When upgrading an older fluorescent lighting fixture, the outcome of the conversion to Light Emitting Diode (LED) technology is entirely dependent on the specific type of LED tube selected. Simply inserting a new LED tube without consideration for the fixture’s internal components can result in anything from immediate failure to safety hazards. The choice involves understanding two distinct retrofit methods, each with its own installation complexity, long-term efficiency, and maintenance profile. Selecting the correct tube type ensures a successful transition to a more modern, energy-efficient lighting solution.
Understanding the Key Difference: Ballast Versus Driver
The core distinction between the two lighting technologies lies in their power control mechanisms. A fluorescent fixture relies on a component called a ballast, which serves two primary functions: providing a high-voltage spike to ionize the gas inside the tube to initiate the arc, and then regulating the current to prevent the tube from drawing excessive power and burning out. A fluorescent tube is inherently designed to operate on alternating current (AC) but requires this current regulation to sustain light output.
In contrast, an LED tube operates on low-voltage direct current (DC), requiring a component known as a driver to function. The driver’s primary job is to take the incoming high-voltage AC from the building’s wiring and convert it into the low-voltage DC required by the diodes. It also precisely regulates the current flow to the LEDs, which are extremely sensitive to current fluctuations, ensuring a consistent light output and preventing damage to the delicate diodes. This fundamental difference in power requirements dictates whether the existing fixture’s ballast can be utilized or must be removed.
Plug-and-Play LED Installation (Type A)
The simplest method for converting a fixture involves using a Type A LED tube, often marketed as a “plug-and-play” solution, which is specifically engineered to operate using the existing fluorescent ballast. This tube contains an internal driver designed to draw conditioned power directly from the ballast, meaning the installation requires no electrical wiring modifications whatsoever. The process is as easy as removing the old fluorescent tube and inserting the new LED tube into the existing sockets, making it the fastest and safest option for the average homeowner.
Despite the convenience, this method retains the oldest and most failure-prone component of the original fixture, the ballast. The overall efficiency of the system is slightly diminished because the ballast itself consumes a small amount of power, typically a few watts, in addition to the power consumed by the LED tube. Furthermore, not all Type A tubes are compatible with every ballast model, and using a tube with an incompatible or aging ballast can lead to performance issues like flickering, buzzing, or premature tube failure. Before purchasing, it is always necessary to consult the LED manufacturer’s compatibility list to confirm the specific ballast model in the fixture is supported.

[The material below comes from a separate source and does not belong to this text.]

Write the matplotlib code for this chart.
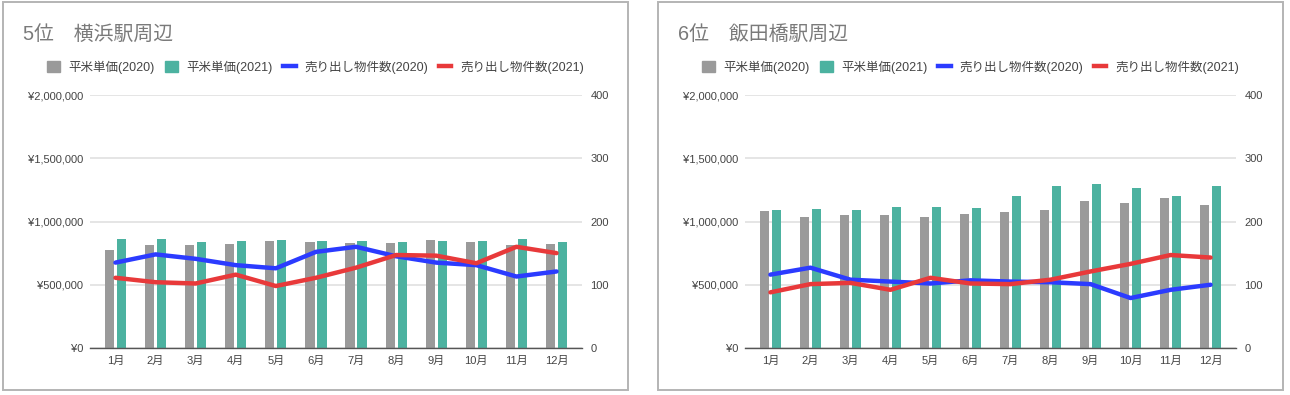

Ballast Bypass LED Installation (Type B)
A Type B LED tube, also called a ballast-bypass or direct-wire tube, is designed for maximum efficiency and longevity by completely eliminating the ballast. This tube has a robust, internal driver that is engineered to handle the full line voltage (usually 120V or 277V) directly from the building’s electrical circuit. The installation involves physically removing or disconnecting the ballast from the fixture’s wiring harness and connecting the tombstone lamp holders straight to the line voltage wires.
This permanent modification removes the single largest point of failure and parasitic power loss from the circuit, resulting in the highest possible energy savings and the lowest long-term maintenance costs. The process, however, is electrically invasive and requires a greater degree of comfort with wiring, as it involves working directly with energized conductors. Type B tubes are often offered in two wiring configurations: single-ended power, where the live and neutral wires connect to the sockets on one end of the tube, or double-ended power, where the live wire connects to one end and the neutral wire to the other. The modification must adhere to the specific wiring diagram provided by the tube manufacturer and local electrical codes.